Reporter: Hikmah Yanti | Editor: Test Test
JAKARTA. PT Medco E&P Indonesia sedang mengajukan perpanjangan izin operasi pengeboran gas Blok A di Kabupaten Aceh Timur, Nanggroe Aceh Darussalam. Kontrak pengelolaan blok ini sedianya akan berakhir pada 2011.
Kini anak perusahaan PT Medco Energi Internasional Tbk itu masih menunggu keputusan pemerintah memperpanjang hak mengelola produksi gas di Blok A itu. "Kami akan mulai berproduksi pada 2010. Tapi selang satu tahun, izin kami sudah berakhir. Kami khawatir ini terlalu mendesak," kata Direktur Aset Produksi PT Medco E&P Indonesia, Budi Basuki, Selasa (9/9).
Sejauh ini, Medco memang belum sepenuhnya menyedot gas dari Blok A. Maklum, sampai saat ini Medco masih memasang berbagai perangkat dan peralatan pengeboran gas di blok tersebut.

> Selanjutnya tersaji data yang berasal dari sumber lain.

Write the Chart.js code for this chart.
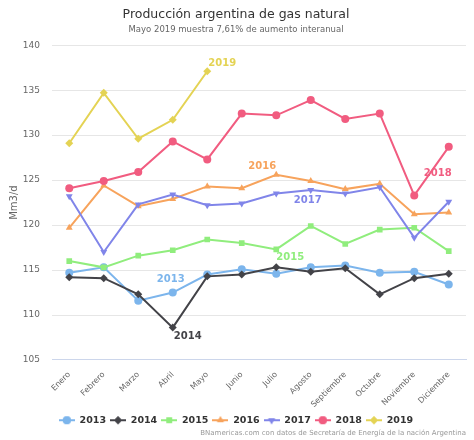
<!DOCTYPE html>
<html>
<head>
<meta charset="utf-8">
<script src="https://cdn.jsdelivr.net/npm/chart.js@4/dist/chart.umd.min.js"></script>
<style>
  html, body { margin: 0; padding: 0; background: #fff; }
  #wrap { width: 474px; height: 440px; }
</style>
</head>
<body>
<div id="wrap"><canvas id="gas-chart"></canvas></div>
<script>
// Meses y producción mensual (Mm3/d) por año
const MONTHS = ['Enero', 'Febrero', 'Marzo', 'Abril', 'Mayo', 'Junio', 'Julio',
                'Agosto', 'Septiembre', 'Octubre', 'Noviembre', 'Diciembre'];
const Y_TICKS = [105, 110, 115, 120, 125, 130, 135, 140];

const gas2013 = [114.7, 115.3, 111.6, 112.5, 114.5, 115.1, 114.6, 115.3, 115.5, 114.7, 114.8, 113.4];
const gas2014 = [114.2, 114.1, 112.3, 108.6, 114.3, 114.5, 115.3, 114.8, 115.2, 112.3, 114.1, 114.6];
const gas2015 = [116.0, 115.3, 116.6, 117.2, 118.4, 118.0, 117.3, 119.9, 117.9, 119.5, 119.7, 117.1];
const gas2016 = [119.7, 124.4, 122.1, 122.9, 124.3, 124.1, 125.6, 124.9, 124.0, 124.6, 121.2, 121.4];
const gas2017 = [123.2, 117.0, 122.3, 123.4, 122.2, 122.4, 123.5, 123.9, 123.5, 124.2, 118.6, 122.6];
const gas2018 = [124.1, 124.9, 125.9, 129.3, 127.3, 132.4, 132.2, 133.9, 131.8, 132.4, 123.3, 128.7];
const gas2019 = [129.1, 134.7, 129.6, 131.7, 137.1];

const SERIES = [
    { label: '2013', data: gas2013, color: '#7cb5ec', style: 'circle',   rot: 0,   tag: { i: 3,  dx: -2,  dy: -13 } },
    { label: '2014', data: gas2014, color: '#434348', style: 'rectRot',  rot: 0,   tag: { i: 3,  dx: 15,  dy: 9 } },
    { label: '2015', data: gas2015, color: '#90ed7d', style: 'rect',     rot: 0,   tag: { i: 6,  dx: 14,  dy: 8 } },
    { label: '2016', data: gas2016, color: '#f7a35c', style: 'triangle', rot: 0,   tag: { i: 6,  dx: -14, dy: -8 } },
    { label: '2017', data: gas2017, color: '#8085e9', style: 'triangle', rot: 180, tag: { i: 7,  dx: -3,  dy: 10 } },
    { label: '2018', data: gas2018, color: '#f15c80', style: 'circle',   rot: 0,   tag: { i: 11, dx: -11, dy: 27 } },
    { label: '2019', data: gas2019, color: '#e4d354', style: 'rectRot',  rot: 0,   tag: { i: 4,  dx: 15,  dy: -8 } }
];

const FONT = "'DejaVu Sans', 'Liberation Sans', sans-serif";

// Little line + marker icon for the legend, like the original
function legendIcon(s) {
    const c = document.createElement('canvas');
    c.width = 16; c.height = 10;
    const g = c.getContext('2d');
    g.strokeStyle = s.color;
    g.lineWidth = 2;
    g.beginPath(); g.moveTo(0, 5); g.lineTo(16, 5); g.stroke();
    g.fillStyle = s.color;
    Chart.helpers.drawPoint(g, { pointStyle: s.style, radius: 4, rotation: s.rot }, 8, 5);
    g.fill();
    return c;
}

// Series name next to its line
const seriesTags = {
    id: 'seriesTags',
    afterDatasetsDraw(chart) {
        const ctx = chart.ctx;
        ctx.save();
        ctx.font = 'bold 10px ' + FONT;
        ctx.textAlign = 'center';
        ctx.textBaseline = 'middle';
        chart.data.datasets.forEach((ds, k) => {
            const t = SERIES[k].tag;
            const pt = chart.getDatasetMeta(k).data[t.i];
            if (!pt) return;
            ctx.fillStyle = ds.borderColor;
            ctx.fillText(ds.label, pt.x + t.dx, pt.y + t.dy);
        });
        ctx.restore();
    }
};

const credits = {
    id: 'credits',
    afterDraw(chart) {
        const ctx = chart.ctx;
        ctx.save();
        ctx.font = '7px ' + FONT;
        ctx.fillStyle = '#999999';
        ctx.textAlign = 'right';
        ctx.textBaseline = 'middle';
        ctx.fillText('BNamericas.com con datos de Secretaría de Energía de la nación Argentina', 466, 433);
        ctx.restore();
    }
};

const ctx = document.getElementById('gas-chart').getContext('2d');
new Chart(ctx, {
    type: 'line',
    data: {
        labels: MONTHS,
        datasets: SERIES.map((s, k) => ({
            label: s.label,
            data: s.data,
            borderColor: s.color,
            backgroundColor: s.color,
            borderWidth: 2,
            pointStyle: s.style,
            pointRotation: s.rot,
            pointRadius: 4,
            pointBorderWidth: 0,
            tension: 0,
            fill: false,
            order: SERIES.length - k   // later years on top
        }))
    },
    options: {
        responsive: true,
        maintainAspectRatio: false,
        animation: false,
        layout: { padding: { left: 6, right: 8, bottom: 5 } },
        scales: {
            x: {
                offset: true,
                grid: { display: false },
                border: { color: '#ccd6eb' },
                ticks: {
                    color: '#666666',
                    font: { family: FONT, size: 8 },
                    minRotation: 45,
                    maxRotation: 45,
                    padding: 2
                }
            },
            y: {
                min: Y_TICKS[0],
                max: Y_TICKS[Y_TICKS.length - 1],
                afterBuildTicks: axis => { axis.ticks = Y_TICKS.map(v => ({ value: v })); },
                afterFit: axis => { axis.width = 46; },
                grid: { color: '#e6e6e6', drawTicks: false },
                border: { display: false },
                ticks: {
                    color: '#666666',
                    font: { family: FONT, size: 9 },
                    padding: 12
                },
                title: {
                    display: true,
                    text: 'Mm3/d',
                    color: '#666666',
                    font: { family: FONT, size: 10 },
                    padding: { top: 2, bottom: 0 }
                }
            }
        },
        plugins: {
            title: {
                display: true,
                text: 'Producción argentina de gas natural',
                color: '#333333',
                font: { family: FONT, size: 12.5, weight: 'normal' },
                padding: { top: 7, bottom: 2 }
            },
            subtitle: {
                display: true,
                text: 'Mayo 2019 muestra 7,61% de aumento interanual',
                color: '#666666',
                font: { family: FONT, size: 8.5 },
                padding: { top: 1, bottom: 10 }
            },
            legend: {
                position: 'bottom',
                labels: {
                    color: '#333333',
                    font: { family: FONT, size: 9.5, weight: 'bold' },
                    usePointStyle: true,
                    pointStyleWidth: 16,
                    boxHeight: 10,
                    padding: 4,
                    generateLabels: chart => chart.data.datasets.map((ds, k) => ({
                        text: ds.label,
                        fillStyle: ds.borderColor,
                        strokeStyle: ds.borderColor,
                        fontColor: '#333333',
                        pointStyle: legendIcon(SERIES[k]),
                        lineWidth: 0,
                        datasetIndex: k,
                        hidden: !chart.isDatasetVisible(k)
                    }))
                }
            },
            tooltip: { mode: 'index', intersect: false }
        }
    },
    plugins: [seriesTags, credits]
});
</script>
</body>
</html>
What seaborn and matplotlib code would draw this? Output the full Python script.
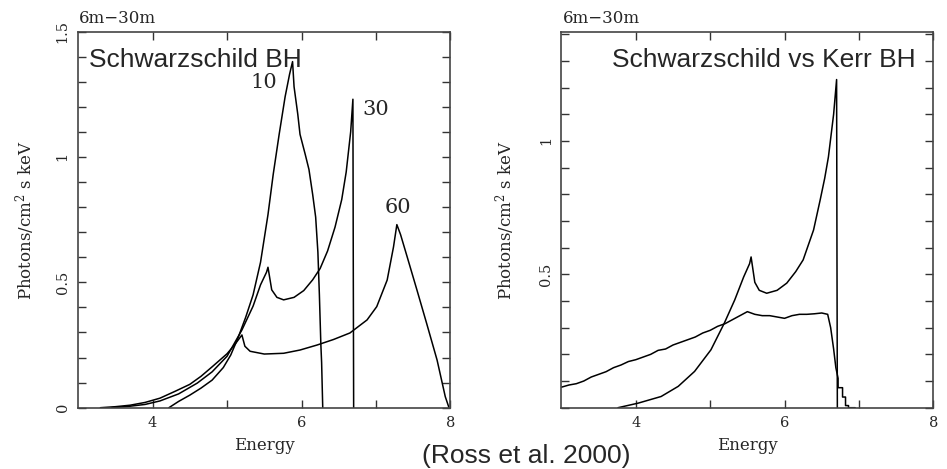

Lagi pula, perusahaan milik keluarga Arifin Panigoro ini baru tiga tahun ini memiliki blok itu setelah mengakuisisi sebagian saham Blok A milik ConocoPhillips.
Medco berniat membangun 20 sumur gas di Blok A Aceh. Total produksi gas dari 20 sumur gas itu adalah 125 juta kaki kubik per hari. Tapi sayangnya hingga kini, baru ada tujuh sumur yang selesai digarap.
Rencananya, Medco bakal menjual semua gas dari blok tersebut di dalam negeri. Mulai 2010 misalnya, Medco bakal memasok gas ke PT Perusahaan Listrik Negara (PLN) sebanyak 15 juta kaki kubik per hari. Selanjutnya mulai tahun 2012, perusahaan gas ini akan memasok gas pabrik pupuk PT Pupuk Iskandar Muda II sebanyak 110 juta kaki kubik per hari.
Budi menambahkan, Medco saat ini juga masih menggarap ladang gas di Blok Singa, Lematang, Sumatera Utara. Gas dari ladang ini dipakai untuk memasok pembangkit listrik di Jawa Barat, mulai medio 2009 mendatang. Saat ini, proyek sudah masuk tahap konstruksi.
Medco harus mengucurkan dana lumayan banyak guna menggarap kedua blok gas tadi. Nilai investasi proyek Blok Singa mencapai US$ 135 juta. Sedang Blok A, nilai investasinya US$ 600 juta.
Maklum, gas dari kedua blok itu mengandung CO2 dan H2S yang cukup tinggi. Menurut Budi, kandungan CO2 di Blok A mencapai 20%-25% dan Blok Singa 30%. Itu sudah di atas kewajaran. "Makanya proyek ini perlu teknologi tinggi," tambah Budi.